Henri Paul es, sin duda, la figura más enigmática en toda la historia del trágico accidente que costó la vida a Diana de Gales y a Dodi al Fayed. La persona en la que confluyen los datos más contradictorios. Soltero, de 41 años, la policía británica descubrió que mantenía contactos con los servicios secretos franceses (algo no muy extraño, dado el cargo que tenía en el Ritz) y que poco antes de morir había ingresado una fuerte suma de dinero en metálico en una de las quince cuentas bancarias que poseía. Y el detalle más extraordinario: cuando llegó aquella noche al hotel, Paul iba bebido. Y siguió haciéndolo. Sus colegas del Ritz no notaron, sin embargo, algo anormal en su comportamiento; tampoco los guardaespaldas de Dodi. Pero los paparazzi que esperaban fuera, y con los que salió a parlamentar varias veces, consideraron su conducta extraña, incoherente e incomprensible.

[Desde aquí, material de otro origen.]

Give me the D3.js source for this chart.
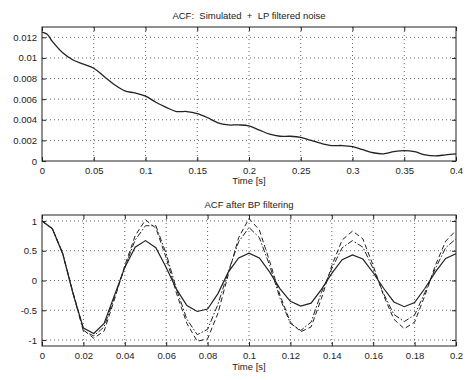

A las 0.19 del domingo 31 de agosto, el coche de alquiler, conducido por Henri Paul, abandonó la Rue Cambon con sus pasajeros a bordo. Junto al chófer, el guardaespaldas de los Fayed, Trevor Rees-Jones. Detrás, Dodi y la princesa. Unos pocos minutos después, el vehículo enfilaba a gran velocidad el túnel del Alma. Al entrar, el Mercedes intentó evitar un Fiat 1 blanco que circulaba mucho más despacio. No lo logró completamente y el Mercedes rozó al turismo, que dejó una huella de pintura en el lado derecho del coche. (Nunca han sido localizados aquel automóvil ni su conductor, pese al lujo de medios empleados en la investigación oficial francesa).

Para en tonces, Paul había perdido el control del automóvil, que se estrelló contra el decimotercer pilar de hormigón del túnel. Dos de sus ocupantes murieron en el acto. El cuerpo de Diana quedó caído en el suelo del coche, en sentido contrario al de la marcha, con la cabeza encajada entre los asientos delanteros. Aunque fue atendida casi de inmediato por un médico que circulaba en su coche, tardó hora y media en llegar al hospital, debido a su estado. El golpe le había desplazado el corazón hacia la derecha, desgarrando la vena pulmonar. Murió a las cuatro de la madrugada del 31 de agosto. Dodi al Fayed fue llevado a la morgue, donde lo recogió su padre, Mohamed, al amanecer. Oficialmente, fue un accidente. Los cabos sueltos siguen ahí.